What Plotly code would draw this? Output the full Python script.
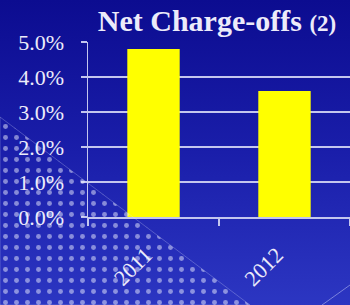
import plotly.graph_objects as go

# ---- data ----
years = ["2011", "2012"]
net_charge_offs = [4.8, 3.6]          # percent
y_tick_values = [0, 1, 2, 3, 4, 5]
y_tick_labels = ["0.0%", "1.0%", "2.0%", "3.0%", "4.0%", "5.0%"]

W, H = 350, 305
SERIF = "Liberation Serif, Times New Roman, serif"
LINE = "#c4c6ee"
TEXT = "#ecebfa"

fig = go.Figure()

# background gradient (subplot 1, full page, pixel coordinates)
fig.add_trace(go.Scatter(
    x=[0, W, W, 0, 0], y=[0, 0, H, H, 0], xaxis="x", yaxis="y",
    mode="lines", line=dict(width=0), fill="toself",
    fillgradient=dict(type="vertical",
                      colorscale=[[0, "#2c36c2"], [0.5, "#1a1eaa"], [1, "#0c0c90"]]),
    hoverinfo="skip", showlegend=False))

# bars (subplot 2)
fig.add_trace(go.Bar(
    x=years, y=net_charge_offs, xaxis="x2", yaxis="y2",
    marker=dict(color="#ffff00", line=dict(width=0)),
    width=0.4, hoverinfo="skip", showlegend=False))

# dotted decorative triangle (subplot 3, drawn on top)
fig.add_trace(go.Scatter(
    x=[0, 0, 250, 0], y=[188, 0, 0, 188], xaxis="x3", yaxis="y3",
    mode="lines", line=dict(width=0.6, color="rgba(220,225,255,0.45)"),
    fill="toself", fillcolor="rgba(0,0,0,0)",
    fillpattern=dict(shape=".", size=11, solidity=0.16,
                     fgcolor="#eef0ff", bgcolor="rgba(0,0,0,0)"),
    hoverinfo="skip", showlegend=False))
fig.add_trace(go.Scatter(
    x=[322, W], y=[0, 20], xaxis="x3", yaxis="y3",
    mode="lines", line=dict(width=1, color="rgba(220,225,255,0.45)"),
    hoverinfo="skip", showlegend=False))

hidden = dict(visible=False, fixedrange=True, showgrid=False, zeroline=False)

fig.update_layout(
    width=W, height=H, autosize=False,
    margin=dict(l=0, r=0, t=0, b=0, pad=0),
    paper_bgcolor="#15169c", plot_bgcolor="rgba(0,0,0,0)",
    hovermode=False, showlegend=False,
    bargap=0.6,
    title=dict(
        text="<b>Net Charge-offs <span style='font-size:23px'>(2)</span></b>",
        x=217 / W, xanchor="center", y=1 - 20 / H, yanchor="middle",
        font=dict(family=SERIF, size=30, color=TEXT)),
    xaxis=dict(domain=[0, 1], range=[0, W], anchor="y", **hidden),
    yaxis=dict(domain=[0, 1], range=[0, H], anchor="x", **hidden),
    xaxis2=dict(domain=[88 / W, 1], anchor="y2", type="category",
                tickvals=years, ticktext=[y + "\u00a0\u00a0" for y in years],
                showline=True, linecolor=LINE, linewidth=1.5,
                ticks="outside", tickson="boundaries", ticklen=7,
                tickcolor=LINE, tickwidth=1.5,
                tickangle=-45, showgrid=False, zeroline=False,
                ticklabelstandoff=7,
                tickfont=dict(family=SERIF, size=22, color=TEXT),
                automargin=False, fixedrange=True),
    yaxis2=dict(domain=[88 / H, 263 / H], anchor="x2", range=[0, 5],
                tickvals=y_tick_values, ticktext=y_tick_labels,
                showline=True, linecolor=LINE, linewidth=1.5,
                ticks="outside", ticklen=6, tickcolor=LINE, tickwidth=1.5,
                showgrid=True, gridcolor=LINE, gridwidth=1.5, zeroline=False,
                ticklabelstandoff=12,
                tickfont=dict(family=SERIF, size=22, color=TEXT),
                automargin=False, fixedrange=True),
    xaxis3=dict(domain=[0, 1], range=[0, W], anchor="y3", **hidden),
    yaxis3=dict(domain=[0, 1], range=[0, H], anchor="x3", **hidden),
)

fig.write_html("out.html", config={"displayModeBar": False, "staticPlot": True},
               post_script="document.body.style.margin='0';document.body.style.overflow='hidden';")
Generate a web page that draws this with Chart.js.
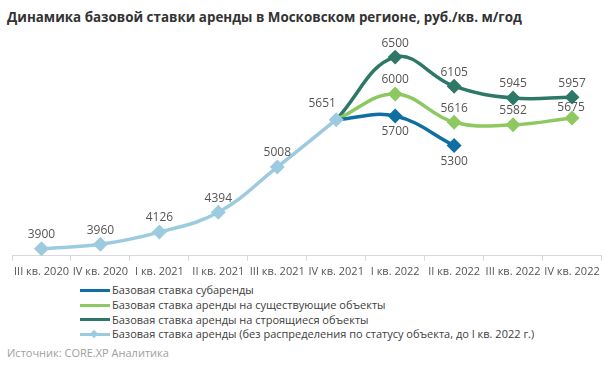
<!DOCTYPE html>
<html>
<head>
<meta charset="utf-8">
<script src="https://cdn.jsdelivr.net/npm/chart.js@4"></script>
<style>
  body { margin: 0; background: #fff; font-family: "Open Sans", sans-serif; }
  #wrap { position: relative; width: 610px; height: 372px; }
  #title { position: absolute; left: 7px; top: 8px; font-size: 13.4px; font-weight: bold; color: #333; }
  #box { position: absolute; left: 0; top: 0; width: 610px; height: 282px; }
  #legend { position: absolute; left: 80px; top: 283px; font-size: 11px; color: #404040; }
  .row { height: 14.8px; line-height: 14.8px; display: flex; align-items: center; }
  .sw { width: 30px; height: 3px; margin-right: 2px; position: relative; }
  .dia { position: absolute; left: 11px; top: -2.5px; width: 6px; height: 6px; transform: rotate(45deg); }
  #src { position: absolute; left: 7px; top: 345px; font-size: 11px; color: #a0a0a0; }
</style>
</head>
<body>
<div id="wrap">
  <div id="title">Динамика базовой ставки аренды в Московском регионе, руб./кв. м/год</div>
  <div id="box"><canvas id="c"></canvas></div>
  <div id="legend"></div>
  <div id="src">Источник: CORE.XP Аналитика</div>
</div>
<script>
const quarters = ['III кв. 2020', 'IV кв. 2020', 'I кв. 2021', 'II кв. 2021', 'III кв. 2021', 'IV кв. 2021', 'I кв. 2022', 'II кв. 2022', 'III кв. 2022', 'IV кв. 2022'];
const sublease = [null, null, null, null, null, 5651, 5700, 5300, null, null];
const existing = [null, null, null, null, null, 5651, 6000, 5616, 5582, 5675];
const underConstruction = [null, null, null, null, null, 5651, 6500, 6105, 5945, 5957];
const baseRate = [3900, 3960, 4126, 4394, 5008, 5651, null, null, null, null];

const seriesNames = [
    'Базовая ставка субаренды',
    'Базовая ставка аренды на существующие объекты',
    'Базовая ставка аренды на строящиеся объекты',
    'Базовая ставка аренды (без распределения по статусу объекта, до I кв. 2022 г.)'
];
const colors = ['#0f6fa3', '#8dc861', '#2d7867', '#9ccbe0'];

// markers on every point except the shared 5651 start of the 2022 series
const radiusFrom5 = quarters.map((q, i) => i > 5 ? 5 : 0);

function ds(label, data, color, radius, labelPos) {
    return {
        label: label,
        data: data,
        borderColor: color,
        backgroundColor: color,
        borderWidth: 3.5,
        pointStyle: 'rectRot',
        pointRadius: radius,
        pointHoverRadius: radius,
        tension: 0.4,
        spanGaps: false,
        labelPos: labelPos
    };
}

const datasets = [
    ds(seriesNames[3], baseRate, colors[3], 5, 'above'),
    ds(seriesNames[0], sublease, colors[0], radiusFrom5, 'below'),
    ds(seriesNames[1], existing, colors[1], radiusFrom5, 'above'),
    ds(seriesNames[2], underConstruction, colors[2], radiusFrom5, 'above')
];
// base series drawn on top so its 5651 marker covers the others
datasets[0].order = -1;

const valueLabels = {
    id: 'valueLabels',
    afterDatasetsDraw(chart) {
        const ctx = chart.ctx;
        ctx.save();
        ctx.font = '12px "Open Sans"';
        ctx.fillStyle = '#555';
        ctx.textAlign = 'center';
        chart.data.datasets.forEach((d, di) => {
            const meta = chart.getDatasetMeta(di);
            meta.data.forEach((pt, i) => {
                const v = d.data[i];
                if (v == null) return;
                if (di > 0 && i === 5) return;
                let x = pt.x, y = pt.y;
                if (d.labelPos === 'below') {
                    ctx.textBaseline = 'top';
                    y += 10;
                } else {
                    ctx.textBaseline = 'bottom';
                    y -= 8;
                }
                if (di === 0 && i === 5) { x -= 14; y -= 2; }
                // last "existing" label sits tight to its marker
                if (di === 2 && i === 9) { y += 4; x -= 1; }
                ctx.fillText(v, x, y);
            });
        });
        ctx.restore();
    }
};

new Chart(document.getElementById('c'), {
    type: 'line',
    data: { labels: quarters, datasets: datasets },
    options: {
        responsive: true,
        maintainAspectRatio: false,
        animation: false,
        layout: { padding: { top: 35, left: 12, right: 8, bottom: 0 } },
        plugins: { legend: { display: false }, tooltip: { enabled: false } },
        scales: {
            y: { display: false, min: 3804, max: 6800 },
            x: {
                offset: true,
                grid: { offset: true, drawOnChartArea: false, tickLength: 5, color: '#d9d9d9' },
                border: { color: '#d9d9d9' },
                ticks: { autoSkip: false, maxRotation: 0, color: '#555', padding: 4, font: { family: 'Open Sans', size: 11 } }
            }
        }
    },
    plugins: [valueLabels]
});

// legend, listed in the reference order
const legend = document.getElementById('legend');
[0, 1, 2, 3].forEach(k => {
    const row = document.createElement('div');
    row.className = 'row';
    const sw = document.createElement('span');
    sw.className = 'sw';
    sw.style.background = colors[k];
    if (k === 3) {
        const d = document.createElement('span');
        d.className = 'dia';
        d.style.background = colors[k];
        sw.appendChild(d);
    }
    const t = document.createElement('span');
    t.textContent = seriesNames[k];
    row.appendChild(sw);
    row.appendChild(t);
    legend.appendChild(row);
});
</script>
</body>
</html>
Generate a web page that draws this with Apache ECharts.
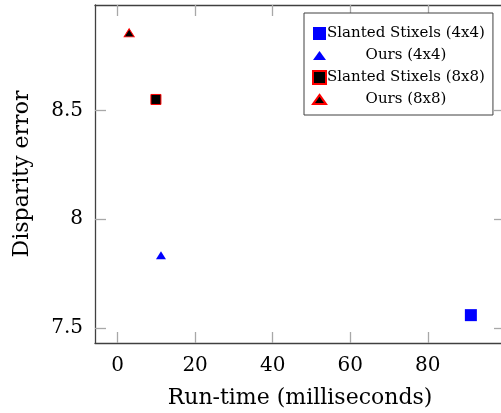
<!DOCTYPE html>
<html><head><meta charset="utf-8">
<script src="https://cdn.jsdelivr.net/npm/echarts@6/dist/echarts.min.js"></script>
<style>html,body{margin:0;padding:0;background:#fff}#c{width:501px;height:413px}</style>
</head><body><div id="c"></div>
<script>
const seriesNames = ['Slanted Stixels (4x4)', 'Ours (4x4)', 'Slanted Stixels (8x8)', 'Ours (8x8)'];
const runTimes = [91.1, 11.2, 9.9, 3.0];
const dispErrors = [7.559, 7.834, 8.55, 8.856];
const xTicks = [0, 20, 40, 60, 80];
const yTicks = [7.5, 8, 8.5];

const FONT = 'DejaVu Serif';
const frame = '#404040';
const tickCol = '#a8a8a8';
const styles = [
  {symbol: 'rect', size: 12, color: '#0000ff', border: '#0000ff', bw: 0},
  {symbol: 'triangle', size: [10, 8], color: '#0000ff', border: '#0000ff', bw: 0},
  {symbol: 'rect', size: 10, color: '#000000', border: '#ff0000', bw: 1},
  {symbol: 'triangle', size: [10, 8], color: '#000000', border: '#ff0000', bw: 1}
];
const legendIcons = ['rect', 'path://M5,0L10,7L0,7Z', 'rect', 'path://M5,0L10,7L0,7Z'];

function xAx(pos, main) {
  return {
    type: 'value', position: pos, min: -5.81, max: 99.9,
    axisLine: {show: true, onZero: false, lineStyle: {color: frame, width: 1.3}},
    axisTick: {show: true, inside: true, length: 11, customValues: xTicks, lineStyle: {color: tickCol, width: 1.3}},
    axisLabel: {show: true, customValues: xTicks, color: main ? '#000' : 'rgba(0,0,0,0)', fontFamily: FONT, fontSize: 20, margin: 13},
    splitLine: {show: false},
    name: main ? 'Run-time (milliseconds)' : '', nameLocation: 'middle', nameGap: 44,
    nameTextStyle: {color: '#000', fontFamily: FONT, fontSize: 22}
  };
}
function yAx(pos, main) {
  return {
    type: 'value', position: pos, min: 7.431, max: 8.984,
    axisLine: {show: true, onZero: false, lineStyle: {color: frame, width: 1.3}},
    axisTick: {show: true, inside: true, length: 11, customValues: yTicks, lineStyle: {color: tickCol, width: 1.3}},
    axisLabel: {show: true, customValues: yTicks, color: main ? '#000' : 'rgba(0,0,0,0)', fontFamily: FONT, fontSize: 20, margin: 12,
      formatter: v => String(v)},
    splitLine: {show: false},
    name: main ? 'Disparity error' : '', nameLocation: 'middle', nameGap: 62,
    nameTextStyle: {color: '#000', fontFamily: FONT, fontSize: 22}
  };
}

const chart = echarts.init(document.getElementById('c'), null, {renderer: 'canvas'});
chart.setOption({
  animation: false,
  backgroundColor: '#fff',
  grid: {left: 95, top: 5, width: 410, height: 338, outerBoundsMode: 'none'},
  xAxis: [xAx('bottom', true), xAx('top', false)],
  yAxis: [yAx('left', true), yAx('right', false)],
  legend: {
    orient: 'vertical', left: 304, top: 13,
    padding: [13, 8, 8, 8], itemGap: 7, itemWidth: 13, itemHeight: 13,
    borderColor: frame, borderWidth: 1, backgroundColor: '#fff',
    data: seriesNames.map((n, i) => ({name: n, icon: legendIcons[i]})),
    formatter: n => '{c|' + n + '}',
    textStyle: {color: '#000', fontFamily: FONT, fontSize: 15,
      rich: {c: {width: 150, align: 'center', fontFamily: FONT, fontSize: 15, color: '#000'}}}
  },
  series: seriesNames.map((n, i) => ({
    name: n, type: 'scatter', xAxisIndex: 0, yAxisIndex: 0,
    symbol: styles[i].symbol, symbolSize: styles[i].size,
    itemStyle: {color: styles[i].color, borderColor: styles[i].border, borderWidth: styles[i].bw, opacity: 1},
    data: [[runTimes[i], dispErrors[i]]]
  }))
});
</script></body></html>
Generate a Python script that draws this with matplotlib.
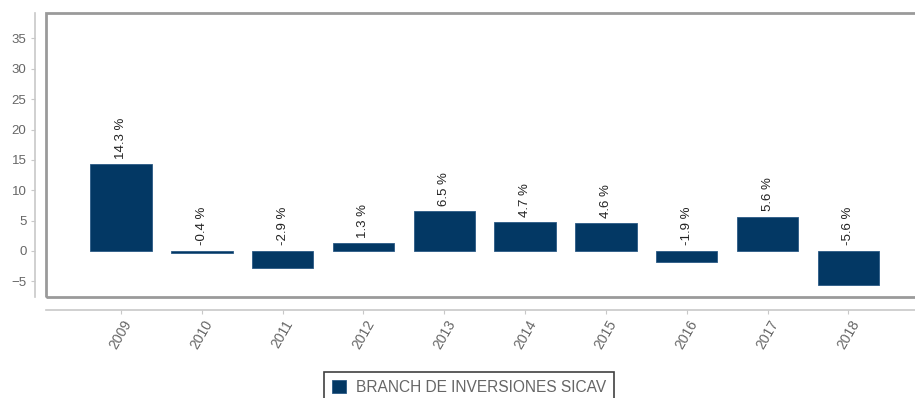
import numpy as np
import matplotlib.pyplot as plt
from matplotlib.patches import Rectangle

plt.rcParams['font.family'] = ['Liberation Sans', 'DejaVu Sans']

years = ['2009', '2010', '2011', '2012', '2013', '2014', '2015', '2016', '2017', '2018']
returns = [14.3, -0.4, -2.9, 1.3, 6.5, 4.7, 4.6, -1.9, 5.6, -5.6]
series_name = 'BRANCH DE INVERSIONES SICAV'

navy = '#033864'
frame_grey = '#9a9a9a'
axis_grey = '#c8c8c8'
text_grey = '#666666'

fig = plt.figure(figsize=(9.15, 3.98), dpi=100)
ax = fig.add_axes([46 / 915, 1 - 297 / 398, 1.02 - 46 / 915, (297 - 13) / 398])

x = np.arange(len(years))
bars = ax.bar(x, returns, width=0.76, color=navy, edgecolor='#2a5a85', linewidth=0.6,
              label=series_name)

# value labels, rotated, just above the bar (or above zero for negatives)
for xi, v in zip(x, returns):
    ax.text(xi, max(v, 0) + 0.9, f'{v:.1f} %', rotation=90, ha='center', va='bottom',
            fontsize=9.5, color='#222222')

ax.set_xlim(-0.928, 10.05)
ax.set_ylim(-7.6, 39.2)
ax.set_yticks(range(-5, 40, 5))
ax.set_xticks(x)
ax.set_xticklabels(years)
ax.tick_params(axis='y', labelsize=9.5, color=axis_grey, labelcolor=text_grey,
               length=3, pad=3)
ax.tick_params(axis='x', labelsize=10, color=axis_grey, labelcolor=text_grey,
               length=3, pad=3, labelrotation=60)

# detached axis lines
ax.spines['left'].set_position(('outward', 8))
ax.spines['bottom'].set_position(('outward', 9))
for side in ['left', 'bottom']:
    ax.spines[side].set_color(axis_grey)
    ax.spines[side].set_linewidth(1.2)
ax.spines['top'].set_visible(False)
ax.spines['right'].set_visible(False)

# plot frame
ax.add_patch(Rectangle((0, 0), 1, 1, transform=ax.transAxes, fill=False,
                       edgecolor=frame_grey, linewidth=2, clip_on=False))

leg = fig.legend(handles=[bars], labels=[series_name], loc='upper center',
                 bbox_to_anchor=(469 / 915, 1 - 372 / 398), fontsize=11.2,
                 frameon=True, fancybox=False, edgecolor='#111111',
                 handlelength=0.9, handleheight=0.9, handletextpad=0.6,
                 borderpad=0.5, borderaxespad=0)
leg.get_frame().set_linewidth(1.2)
for t in leg.get_texts():
    t.set_color(text_grey)

fig.savefig('out.png', dpi=100)
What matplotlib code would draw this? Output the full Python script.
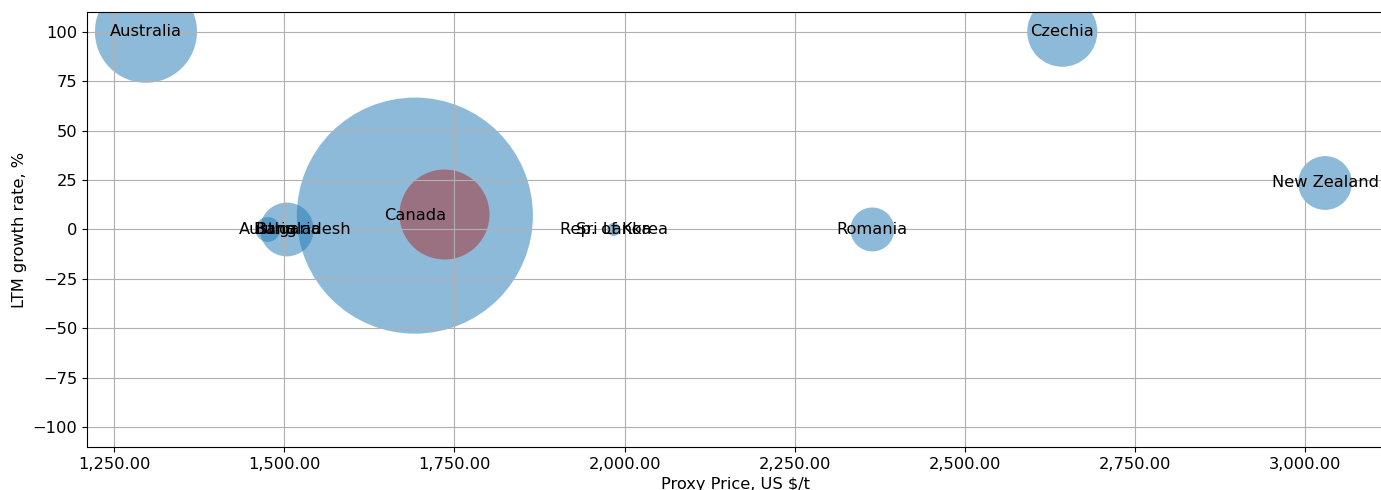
import matplotlib
matplotlib.use("Agg")
import matplotlib.pyplot as plt
from matplotlib.ticker import StrMethodFormatter

# Countries: proxy price (US $/t), LTM growth rate (%), bubble size (volume)
countries = ["Australia", "Austria", "Bulgaria", "Bangladesh", "Canada",
             "Sri Lanka", "Rep. of Korea", "Romania", "Czechia", "New Zealand"]
price = [1297, 1476, 1504, 1528, 1692, 1984, 1984, 2364, 2643, 3029]
growth = [100, 0, 0, 0, 7, 0, 0, 0, 100, 23.5]
volume = [5400, 320, 1500, 30, 28900, 90, 5, 1000, 2550, 1500]

# Highlighted (target) point
target_price = [1735]
target_growth = [7.7]
target_volume = [4200]

fig = plt.figure(figsize=(13.81, 4.9), dpi=100)
ax = fig.add_axes([0.063, 0.0878, 0.9392, 0.8878])

ax.scatter(price, growth, s=volume, color="#1f77b4", alpha=0.5, linewidths=0)
ax.scatter(target_price, target_growth, s=target_volume, color="brown",
           alpha=0.5, linewidths=0)

for name, x, y in zip(countries, price, growth):
    ax.annotate(name, (x, y), ha="center", va="center", fontsize=11.7)

ax.set_ylim(-110, 110)
ax.set_yticks(range(-100, 101, 25))
ax.xaxis.set_major_formatter(StrMethodFormatter("{x:,.2f}"))
ax.tick_params(labelsize=11.7)
ax.grid(True)
ax.set_xlabel("Proxy Price, US $/t", fontsize=11.7)
ax.set_ylabel("LTM growth rate, %", fontsize=11.7)

fig.savefig("out.png", dpi=100)
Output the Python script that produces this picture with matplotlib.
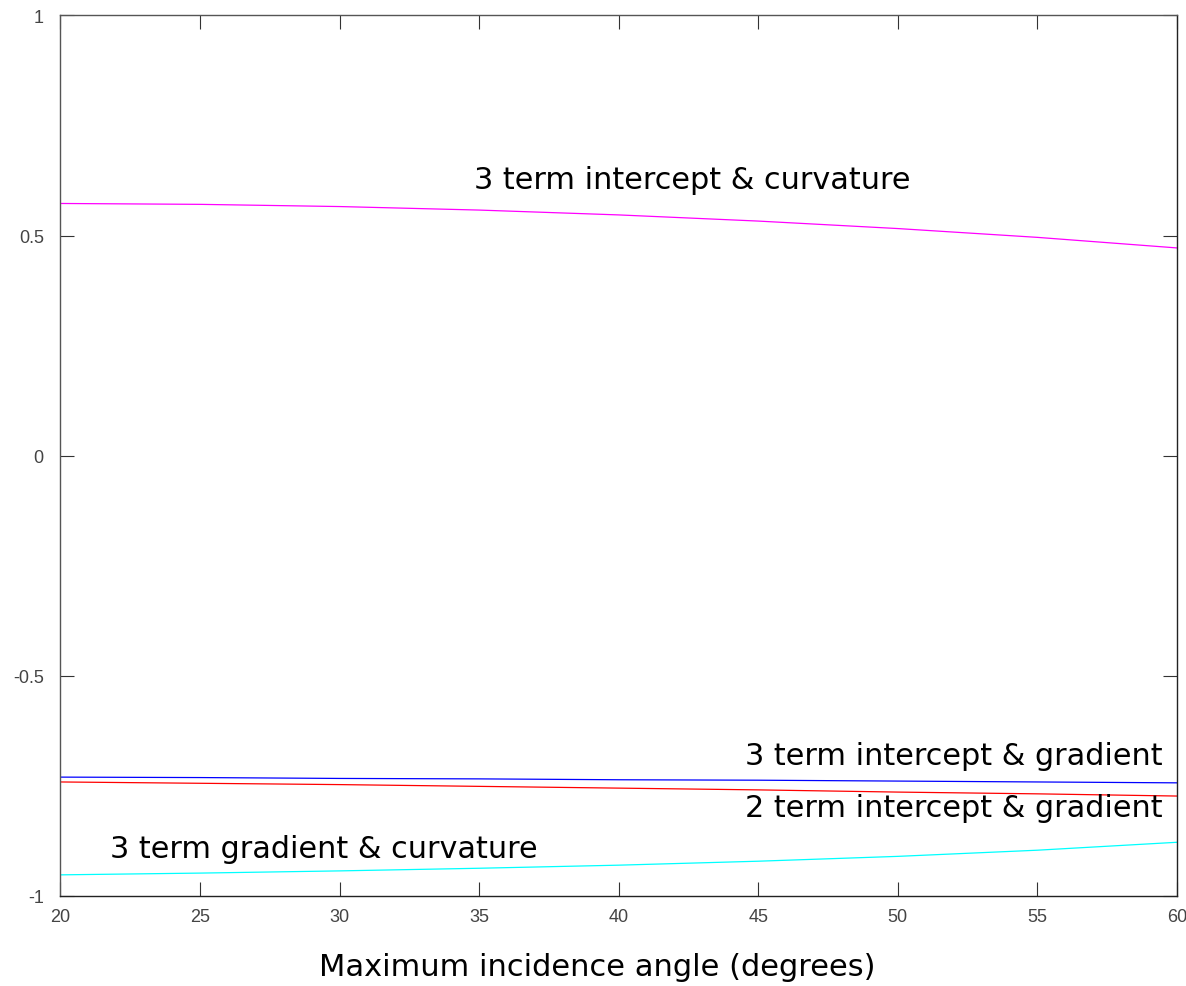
import numpy as np
import matplotlib.pyplot as plt

angles = [20, 25, 30, 35, 40, 45, 50, 55, 60]
icept_curv_3 = [0.573, 0.571, 0.566, 0.558, 0.547, 0.533, 0.516, 0.496, 0.472]
icept_grad_3 = [-0.730, -0.731, -0.733, -0.734, -0.736, -0.737, -0.739, -0.741, -0.743]
icept_grad_2 = [-0.741, -0.744, -0.747, -0.751, -0.755, -0.759, -0.764, -0.768, -0.773]
grad_curv_3 = [-0.952, -0.948, -0.943, -0.937, -0.930, -0.921, -0.910, -0.896, -0.878]

fig = plt.figure(figsize=(11.86, 9.87), dpi=100)
ax = fig.add_axes([0.051, 0.0912, 0.9414, 0.8921])

ax.plot(angles, icept_curv_3, color="#ff00ff", linewidth=0.9)
ax.plot(angles, icept_grad_3, color="#0000ff", linewidth=0.9)
ax.plot(angles, icept_grad_2, color="#ff0000", linewidth=0.9)
ax.plot(angles, grad_curv_3, color="#00ffff", linewidth=0.9)

label_kw = dict(fontsize=21.8, family="DejaVu Sans", color="black")
ax.text(42.65, 0.628, "3 term intercept & curvature", ha="center", va="center", **label_kw)
ax.text(59.5, -0.682, "3 term intercept & gradient", ha="right", va="center", **label_kw)
ax.text(59.5, -0.800, "2 term intercept & gradient", ha="right", va="center", **label_kw)
ax.text(21.77, -0.893, "3 term gradient & curvature", ha="left", va="center", **label_kw)

ax.set_xlim(20, 60)
ax.set_ylim(-1, 1)
ax.set_xticks(range(20, 61, 5))
ax.set_yticks([-1, -0.5, 0, 0.5, 1])
ax.set_yticklabels(["-1", "-0.5", "0", "0.5", "1"])
ax.tick_params(direction="in", length=10, width=0.8, color="#333333",
               top=True, right=True, labelsize=13, labelcolor="#444444")
ax.tick_params(axis="x", pad=9)
ax.tick_params(axis="y", pad=12)
for lbl in ax.get_xticklabels() + ax.get_yticklabels():
    lbl.set_family("Liberation Sans")

for side in ("left", "top"):
    ax.spines[side].set_color("#555555")
for side in ("bottom", "right"):
    ax.spines[side].set_color("#222222")
for sp in ax.spines.values():
    sp.set_linewidth(1.0)

ax.set_xlabel("Maximum incidence angle (degrees)", fontsize=22, family="DejaVu Sans", va="center")
ax.xaxis.set_label_coords(0.4805, -0.0806)

fig.savefig("out.png", dpi=100)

Work to be completed:
Please repeat exactly the data above from its first line to the line that contains "fig = go.Figure()", inclusive, and leave every picture out.

Answer to the problem:
What Plotly code would draw this? Output the full Python script.
import plotly.graph_objects as go

# ---- data ----
years = ["2011", "2012"]
net_charge_offs = [4.8, 3.6]          # percent
y_tick_values = [0, 1, 2, 3, 4, 5]
y_tick_labels = ["0.0%", "1.0%", "2.0%", "3.0%", "4.0%", "5.0%"]

W, H = 350, 305
SERIF = "Liberation Serif, Times New Roman, serif"
LINE = "#c4c6ee"
TEXT = "#ecebfa"

fig = go.Figure()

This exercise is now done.